First, I know that if you multiply something by its inverse, you get the "identity" (like how $5 \times \frac{1}{5} = 1$). So, $\mathbf{H}(t)$ multiplied by $\mathbf{H}^{-1}(t)$ equals $\mathbf{I}$, which is like the "identity" thing for these.
$$\mathbf{H}(t) \mathbf{H}^{-1}(t) = \mathbf{I}$$
Next, I need to take the derivative (like finding how fast something changes) of both sides. I remembered the product rule for derivatives, which says that if you have two things multiplied, like $A \cdot B$, the derivative is $A'B + AB'$.

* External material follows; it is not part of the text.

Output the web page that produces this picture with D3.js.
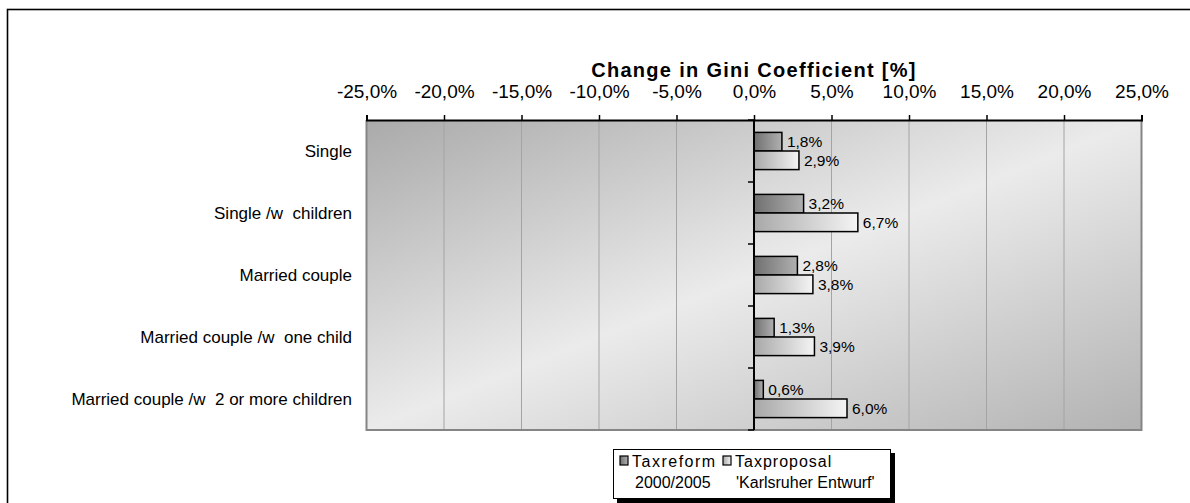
<!DOCTYPE html>
<html>
<head>
<meta charset="utf-8">
<script src="https://cdn.jsdelivr.net/npm/d3@7"></script>
<style>
  html, body { margin: 0; padding: 0; background: #fff; }
  svg { display: block; font-family: "Liberation Sans", Arial, sans-serif; }
</style>
</head>
<body>
<svg id="chart" width="1190" height="503"></svg>
<script>
// Household types and the change in the Gini coefficient (in %) under each scheme
const categories = [
  "Single",
  "Single /w  children",
  "Married couple",
  "Married couple /w  one child",
  "Married couple /w  2 or more children"
];
const taxreform = [1.8, 3.2, 2.8, 1.3, 0.6];
const karlsruhe = [2.9, 6.7, 3.8, 3.9, 6.0];
const seriesNames = [["Taxreform", "2000/2005"], ["Taxproposal", "'Karlsruher Entwurf'"]];
const xTicks = [-25, -20, -15, -10, -5, 0, 5, 10, 15, 20, 25];

// Decimal comma, plain hyphen for negatives
const fmt = v => (v < 0 ? "-" : "") + Math.abs(v).toFixed(1).replace(".", ",") + "%";

const svg = d3.select("#chart");
const plot = { left: 366.5, right: 1141.5, top: 120, bottom: 430 };

// Gradients
const defs = svg.append("defs");
const bg = defs.append("linearGradient").attr("id", "bgGrad")
  .attr("x1", 0).attr("y1", 0).attr("x2", 1).attr("y2", 1);
bg.append("stop").attr("offset", 0).attr("stop-color", "#aaaaaa");
bg.append("stop").attr("offset", 0.5).attr("stop-color", "#ebebeb");
bg.append("stop").attr("offset", 1).attr("stop-color", "#b2b2b2");

const g1 = defs.append("linearGradient").attr("id", "darkGrad");
g1.append("stop").attr("offset", 0).attr("stop-color", "#707070");
g1.append("stop").attr("offset", 1).attr("stop-color", "#b0b0b0");
const g2 = defs.append("linearGradient").attr("id", "lightGrad");
g2.append("stop").attr("offset", 0).attr("stop-color", "#a8a8a8");
g2.append("stop").attr("offset", 1).attr("stop-color", "#f4f4f4");
const fills = ["url(#darkGrad)", "url(#lightGrad)"];

// Outer frame
svg.append("rect").attr("x", 7.5).attr("y", 9.5).attr("width", 1300).attr("height", 700)
  .attr("fill", "none").attr("stroke", "#000").attr("stroke-width", 1.6);

// Scales
const x = d3.scaleLinear().domain([-25, 25]).range([plot.left, plot.right]);
const y = d3.scaleBand().domain(categories).range([plot.top, plot.bottom]).paddingInner(0.4).paddingOuter(0.2);
const ySub = d3.scaleBand().domain([0, 1]).range([0, y.bandwidth()]);

// Plot background
svg.append("rect").attr("x", plot.left).attr("y", plot.top)
  .attr("width", plot.right - plot.left).attr("height", plot.bottom - plot.top)
  .attr("fill", "url(#bgGrad)");

// Gridlines
svg.append("g").selectAll("line").data(xTicks.filter(t => t !== 0 && t !== -25 && t !== 25)).join("line")
  .attr("x1", d => x(d)).attr("x2", d => x(d))
  .attr("y1", plot.top).attr("y2", plot.bottom)
  .attr("stroke", "#a4a4a4").attr("stroke-width", 1);

// Plot border (left, right, bottom)
svg.append("path")
  .attr("d", `M${plot.left},${plot.top} V${plot.bottom} H${plot.right} V${plot.top}`)
  .attr("fill", "none").attr("stroke", "#858585").attr("stroke-width", 2);

// Top axis
const xAxis = svg.append("g").attr("transform", `translate(0,${plot.top})`)
  .call(d3.axisTop(x).tickValues(xTicks).tickFormat(fmt).tickSize(5).tickPadding(17));
xAxis.select(".domain").attr("stroke", "#000").attr("stroke-width", 2);
xAxis.selectAll(".tick line").attr("stroke", "#000").attr("stroke-width", 1.5);
xAxis.selectAll(".tick text").attr("font-size", 19).attr("fill", "#000")
  .attr("font-family", "'Liberation Sans', Arial, sans-serif");

// Title
svg.append("text").attr("x", x(0)).attr("y", 76.5).attr("text-anchor", "middle")
  .attr("font-size", 20).attr("font-weight", "bold").attr("letter-spacing", 1.3)
  .text("Change in Gini Coefficient [%]");

// Bars
const groups = svg.append("g").selectAll("g").data(categories).join("g")
  .attr("transform", d => `translate(0,${y(d)})`);
[taxreform, karlsruhe].forEach((vals, s) => {
  groups.append("rect")
    .attr("x", (d, i) => x(Math.min(0, vals[i])))
    .attr("y", ySub(s))
    .attr("width", (d, i) => Math.abs(x(vals[i]) - x(0)))
    .attr("height", ySub.bandwidth())
    .attr("fill", fills[s]).attr("stroke", "#000").attr("stroke-width", 1.5);
  groups.append("text")
    .attr("x", (d, i) => x(vals[i]) + 5)
    .attr("y", ySub(s) + ySub.bandwidth() / 2)
    .attr("dy", "0.35em")
    .attr("font-size", 15.5)
    .text((d, i) => fmt(vals[i]));
});

// Category axis along zero
const step = y.step();
const bounds = d3.range(categories.length + 1).map(i => plot.top + i * step);
svg.append("g").selectAll("line").data(bounds).join("line")
  .attr("x1", x(0) - 6).attr("x2", x(0)).attr("y1", d => d).attr("y2", d => d)
  .attr("stroke", "#000").attr("stroke-width", 1.5);
svg.append("line").attr("x1", x(0)).attr("x2", x(0)).attr("y1", plot.top).attr("y2", plot.bottom)
  .attr("stroke", "#000").attr("stroke-width", 2);

// Category labels
svg.append("g").selectAll("text").data(categories).join("text")
  .attr("x", 352).attr("y", d => y(d) + y.bandwidth() / 2).attr("dy", "0.35em")
  .attr("text-anchor", "end").attr("font-size", 17).attr("xml:space", "preserve")
  .style("white-space", "pre")
  .text(d => d);

// Legend
const lg = svg.append("g").attr("transform", "translate(613,449)");
lg.append("rect").attr("x", 4).attr("y", 4).attr("width", 278).attr("height", 50).attr("fill", "#000");
lg.append("rect").attr("x", 0.5).attr("y", 0.5).attr("width", 277).attr("height", 49)
  .attr("fill", "#fff").attr("stroke", "#000").attr("stroke-width", 1);
const itemX = [7, 110];
const headSpacing = [1.5, 1];
seriesNames.forEach((lines, s) => {
  lg.append("rect").attr("x", itemX[s]).attr("y", 7).attr("width", 8).attr("height", 9)
    .attr("fill", fills[s]).attr("stroke", "#000").attr("stroke-width", 1.2);
  lg.append("text").attr("x", itemX[s] + 12).attr("y", 18).attr("font-size", 16)
    .attr("letter-spacing", headSpacing[s]).text(lines[0]);
  lg.append("text").attr("x", itemX[s] + 15 - s * 2).attr("y", 39).attr("font-size", 16).text(lines[1]);
});
</script>
</body>
</html>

So, applying that to $\mathbf{H}(t) \mathbf{H}^{-1}(t)$:
The derivative of $\mathbf{H}(t)$ is $\mathbf{H}'(t)$.
The derivative of $\mathbf{H}^{-1}(t)$ is what we're trying to find, so let's call it $(\mathbf{H}^{-1}(t))'$.
And since $\mathbf{I}$ is just a constant (it doesn't change), its derivative is zero, just like the derivative of the number 1 is 0.
So, we get:
$$\mathbf{H}'(t) \mathbf{H}^{-1}(t) + \mathbf{H}(t) (\mathbf{H}^{-1}(t))' = \mathbf{0}$$
Now, I want to get $(\mathbf{H}^{-1}(t))'$ all by itself.
First, I'll move the $\mathbf{H}'(t) \mathbf{H}^{-1}(t)$ part to the other side of the equation:
$$\mathbf{H}(t) (\mathbf{H}^{-1}(t))' = - \mathbf{H}'(t) \mathbf{H}^{-1}(t)$$
Finally, to get $(\mathbf{H}^{-1}(t))'$ by itself, I need to "undo" the $\mathbf{H}(t)$ on the left side. I can do this by multiplying by $\mathbf{H}^{-1}(t)$ on the left side of both parts of the equation. Remember that multiplying $\mathbf{H}^{-1}(t)$ by $\mathbf{H}(t)$ gives us $\mathbf{I}$ (the "identity") again!
$$\mathbf{H}^{-1}(t) \mathbf{H}(t) (\mathbf{H}^{-1}(t))' = \mathbf{H}^{-1}(t) (- \mathbf{H}'(t) \mathbf{H}^{-1}(t))$$
Since $\mathbf{H}^{-1}(t) \mathbf{H}(t) = \mathbf{I}$, and multiplying by $\mathbf{I}$ doesn't change anything, we get:
$$(\mathbf{H}^{-1}(t))' = - \mathbf{H}^{-1}(t) \mathbf{H}'(t) \mathbf{H}^{-1}(t)$$
And that's the answer! It was fun figuring that out using the product rule!